M and P Relationship

Important observations:

  • An OS thread (M) holds a P only while executing Go code

  • Blocking, preemption, or scheduling can cause it to release the P

  • Each OS thread can execute many goroutines over time

  • Only one goroutine runs at a time per P

Goroutine Creation Timing

A very common misconception:

A goroutine is enqueued when the go statement executes, not when the function is declared.

go doWork()

At this moment:

  • A new G is created

  • It is placed into a P's run queue

  • Scheduler decides when it runs

Program Startup Flow

When a Go program starts:

  1. The runtime creates multiple P (based on GOMAXPROCS)

  2. Each P gets its own local run queue

  3. The initial OS thread acquires a P

  4. The main goroutine is placed into that P’s run queue

  5. Execution begins

Over time, goroutines are redistributed across P using work stealing and the global queue.

Lifecycle of a Goroutine

Created → Runnable → Running → Blocked → Runnable → Terminated

  • Created: Goroutine is instantiated

  • Runnable: Waiting in a run queue

  • Running: Actively executing

  • Blocked: Waiting on I/O, syscall, channel, etc.
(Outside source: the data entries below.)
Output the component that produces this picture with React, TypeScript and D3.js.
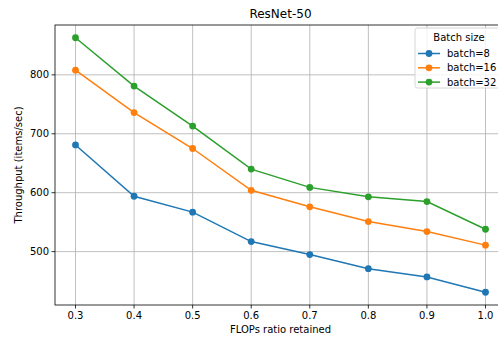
import React from "react"
import * as d3 from "d3"

const ratios = [0.3, 0.4, 0.5, 0.6, 0.7, 0.8, 0.9, 1.0]
const batch8 = [681, 594, 567, 517, 495, 471, 457, 431]
const batch16 = [808, 736, 675, 604, 576, 551, 534, 511]
const batch32 = [863, 781, 713, 640, 609, 593, 585, 538]
const seriesNames = ["batch=8", "batch=16", "batch=32"]
const colors = ["#1f77b4", "#ff7f0e", "#2ca02c"]
const yTicks = [500, 600, 700, 800]

const W = 498, H = 337
const margin = {top: 25, right: -8, bottom: 32, left: 55}
const font = "DejaVu Sans, sans-serif"

const App = () => {
    const series = [batch8, batch16, batch32]
    const all = series.flat()
    const yMin = d3.min(all)!, yMax = d3.max(all)!
    const yPad = (yMax - yMin) * 0.05
    const xPad = (ratios[ratios.length - 1] - ratios[0]) * 0.05

    const x = d3.scaleLinear()
        .domain([ratios[0] - xPad, ratios[ratios.length - 1] + xPad])
        .range([margin.left, W - margin.right])
    const y = d3.scaleLinear()
        .domain([yMin - yPad, yMax + yPad])
        .range([H - margin.bottom, margin.top])

    const line = d3.line<number>()
        .x((_, i) => x(ratios[i]))
        .y(d => y(d))

    const left = margin.left, right = W - margin.right
    const top = margin.top, bottom = H - margin.bottom

    return (
        <svg width={W} height={H} style={{position: "absolute", left: 0, top: 0, background: "#fff"}} fontFamily={font}>
            <rect x={0} y={0} width={W} height={H} fill="#fff" />
            {/* grid */}
            {ratios.map(r => (
                <line key={"gx" + r} x1={x(r)} x2={x(r)} y1={top} y2={bottom} stroke="#b0b0b0" strokeWidth={0.8} />
            ))}
            {yTicks.map(t => (
                <line key={"gy" + t} x1={left} x2={right} y1={y(t)} y2={y(t)} stroke="#b0b0b0" strokeWidth={0.8} />
            ))}
            {/* series */}
            {series.map((s, k) => (
                <g key={k}>
                    <path d={line(s)!} fill="none" stroke={colors[k]} strokeWidth={1.5} />
                    {s.map((v, i) => (
                        <circle key={i} cx={x(ratios[i])} cy={y(v)} r={3.4} fill={colors[k]} />
                    ))}
                </g>
            ))}
            {/* spines */}
            <rect x={left} y={top} width={right - left} height={bottom - top} fill="none" stroke="#000" strokeWidth={0.8} />
            {/* x ticks */}
            {ratios.map(r => (
                <g key={"xt" + r}>
                    <line x1={x(r)} x2={x(r)} y1={bottom} y2={bottom + 3.5} stroke="#000" strokeWidth={0.8} />
                    <text x={x(r)} y={bottom + 14} textAnchor="middle" fontSize={10}>{r.toFixed(1)}</text>
                </g>
            ))}
            {yTicks.map(t => (
                <g key={"yt" + t}>
                    <line x1={left - 3.5} x2={left} y1={y(t)} y2={y(t)} stroke="#000" strokeWidth={0.8} />
                    <text x={left - 6} y={y(t) + 3.5} textAnchor="end" fontSize={10}>{t}</text>
                </g>
            ))}
            <text x={(left + right) / 2} y={bottom + 28} textAnchor="middle" fontSize={10}>FLOPs ratio retained</text>
            <text transform={`translate(${22},${(top + bottom) / 2}) rotate(-90)`} textAnchor="middle" fontSize={10}>Throughput (items/sec)</text>
            <text x={(left + right) / 2} y={top - 7} textAnchor="middle" fontSize={12}>ResNet-50</text>
            {/* legend */}
            <g>
                <rect x={415} y={28} width={100} height={60} rx={2.5} fill="#fff" fillOpacity={0.8} stroke="#cccccc" strokeWidth={0.8} />
                <text x={459} y={40.5} textAnchor="middle" fontSize={10}>Batch size</text>
                {seriesNames.map((n, k) => (
                    <g key={n}>
                        <line x1={418} x2={440} y1={53.5 + k * 14.3} y2={53.5 + k * 14.3} stroke={colors[k]} strokeWidth={1.5} />
                        <circle cx={429} cy={53.5 + k * 14.3} r={3.4} fill={colors[k]} />
                        <text x={447} y={57 + k * 14.3} fontSize={10}>{n}</text>
                    </g>
                ))}
            </g>
        </svg>
    )
}

export default App
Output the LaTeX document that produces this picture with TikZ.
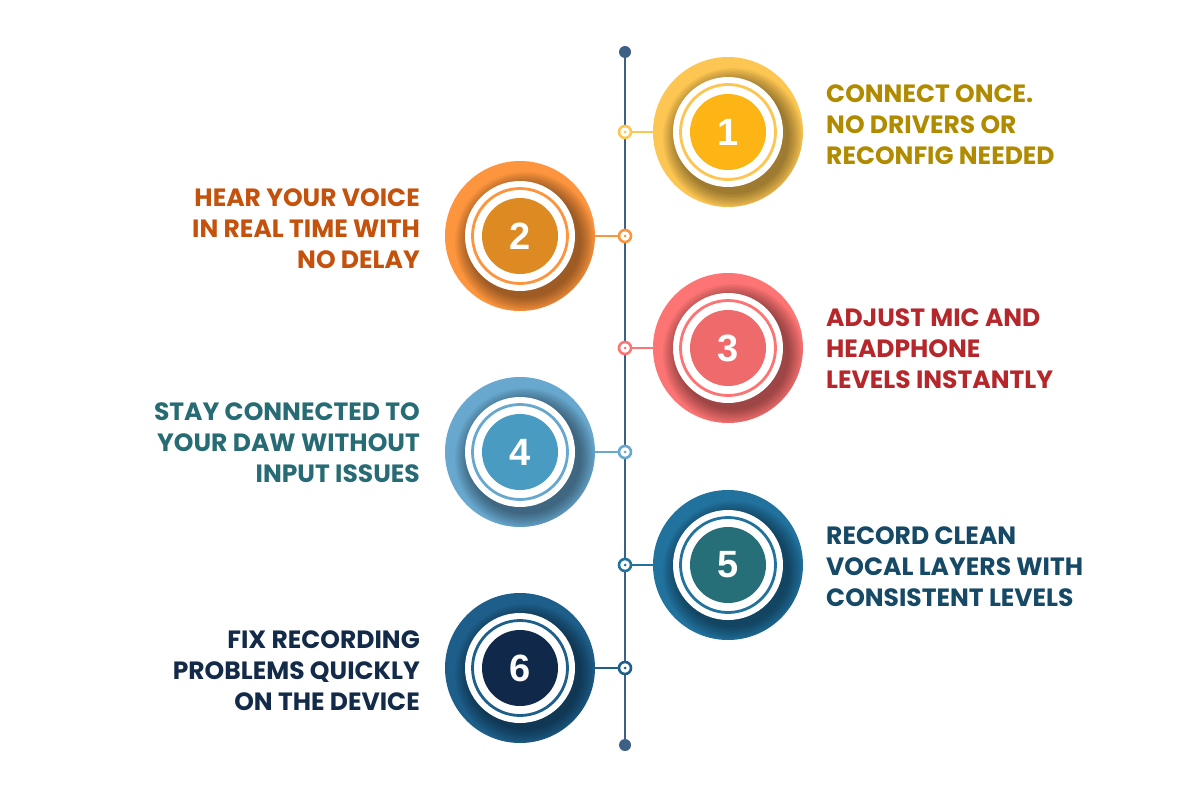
\documentclass[tikz,border=0pt]{standalone}
\usepackage{fontspec}
\setmainfont{Poppins}
\newfontfamily\numfont{Liberation Sans}
\begin{document}
\begin{tikzpicture}[x=1pt,y=-1pt,
  lbl/.style={font=\fontsize{25}{31}\selectfont\bfseries, inner sep=0pt},
  outerc/.style={circle, minimum size=150pt, inner sep=0pt, fill=#1},
  whitec/.style={circle, minimum size=110pt, inner sep=0pt, fill=white},
  ringc/.style={circle, minimum size=95pt, inner sep=0pt, draw=#1, line width=2.8pt},
  innerc/.style={circle, minimum size=76pt, inner sep=0pt, fill=#1, text=white, font=\numfont\bfseries\fontsize{38}{38}\selectfont},
  dotc/.style={circle, minimum size=12pt, inner sep=0pt, draw=#1, line width=2.6pt, fill=white},
  pin/.style={circle, minimum size=3pt, inner sep=0pt, fill=#1},
  endc/.style={circle, minimum size=12pt, inner sep=0pt, fill=trunk},
  conn/.style={draw=#1, line width=2pt}
]
\definecolor{trunk}{HTML}{3E5F86}
\definecolor{o1}{HTML}{FDC652}\definecolor{i1}{HTML}{FDB515}\definecolor{t1}{HTML}{B08B00}
\definecolor{o2}{HTML}{FD953E}\definecolor{i2}{HTML}{DE8A22}\definecolor{t2}{HTML}{C4520C}
\definecolor{o3}{HTML}{FC7473}\definecolor{i3}{HTML}{EF6B6B}\definecolor{t3}{HTML}{B5272A}
\definecolor{o4}{HTML}{68A8CF}\definecolor{i4}{HTML}{4A9BC2}\definecolor{t4}{HTML}{276B74}
\definecolor{o5}{HTML}{22729E}\definecolor{i5}{HTML}{276F78}\definecolor{t5}{HTML}{154966}
\definecolor{o6}{HTML}{1E5E8A}\definecolor{i6}{HTML}{10294A}\definecolor{t6}{HTML}{132B48}
\useasboundingbox (0,0) rectangle (1200,800);
\fill[white] (0,0) rectangle (1200,800);
% trunk
\node[endc] (top) at (625,52) {};
\node[endc] (bot) at (625,745) {};
\draw[trunk, line width=2.8pt] (top) -- (bot);
% items
\foreach \n/\cx/\cy in {1/728/132, 2/520/236, 3/728/348, 4/520/452, 5/728/565, 6/520/668}{
  \node[outerc=o\n] (c\n) at (\cx,\cy) {};
  \begin{scope}
    \clip (\cx,\cy) circle (75);
    \foreach \k in {0,...,10}{
      \fill[black, opacity=0.04] (\cx+5,\cy+6) circle ({56+\k*1.4});
    }
  \end{scope}
  \node[whitec] (w\n) at (\cx,\cy) {};
  \node[ringc=o\n] (r\n) at (\cx,\cy) {};
  \node[innerc=i\n] (n\n) at (\cx,\cy) {\n};
  \node[dotc=o\n] (d\n) at (625,\cy) {};
  \node[pin=o\n] (p\n) at (625,\cy) {};
  \draw[conn=o\n] (d\n) -- (c\n);
}
% labels
\node[lbl, text=t1, anchor=west, align=left] (l1) at (826,125) {CONNECT ONCE.\\NO DRIVERS OR\\RECONFIG NEEDED};
\node[lbl, text=t2, anchor=east, align=right] (l2) at (420,229) {HEAR YOUR VOICE\\IN REAL TIME WITH\\NO DELAY};
\node[lbl, text=t3, anchor=west, align=left] (l3) at (826,349) {ADJUST MIC AND\\HEADPHONE\\LEVELS INSTANTLY};
\node[lbl, text=t4, anchor=east, align=right] (l4) at (420,443) {STAY CONNECTED TO\\YOUR DAW WITHOUT\\INPUT ISSUES};
\node[lbl, text=t5, anchor=west, align=left] (l5) at (826,567) {RECORD CLEAN\\VOCAL LAYERS WITH\\CONSISTENT LEVELS};
\node[lbl, text=t6, anchor=east, align=right] (l6) at (420,671) {FIX RECORDING\\PROBLEMS QUICKLY\\ON THE DEVICE};
\end{tikzpicture}
\end{document}
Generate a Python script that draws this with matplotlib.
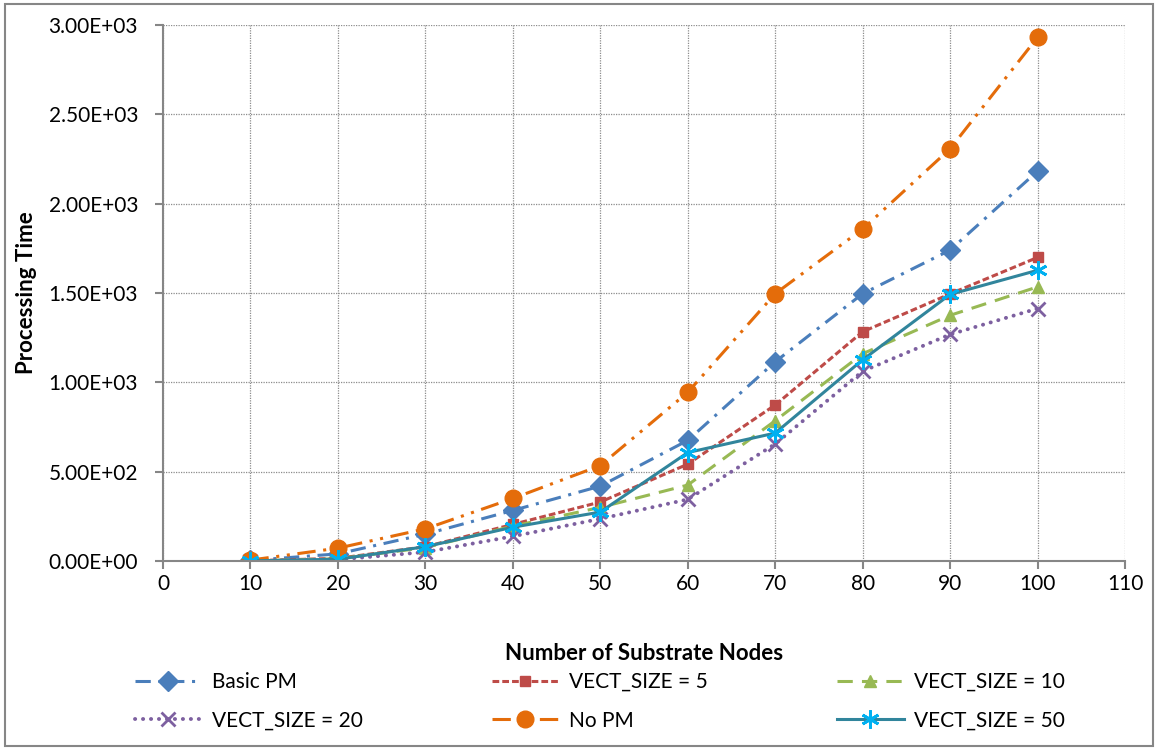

  • Terminated: Execution finished

Why the GMP Model Works So Well

The GMP scheduler allows Go to:

  • Scale efficiently across CPU cores

  • Avoid excessive OS thread creation

  • Handle blocking operations gracefully

  • Maximize CPU utilization

  • Keep concurrency simple for developers

All while writing code as simple as:

go func() { // concurrent work }()

Final Thoughts

Goroutines may look simple, but the Go scheduler is doing a huge amount of work behind the scenes.

Understanding:

  • Goroutines (G)

  • OS threads (M)

  • Processors (P)

  • Local and global queues

  • Work stealing

  • Blocking behavior

…gives you a clear mental model of how Go concurrency actually works.

Once you understand GMP, Go’s concurrency stops feeling magical and starts feeling predictable, powerful, and elegant.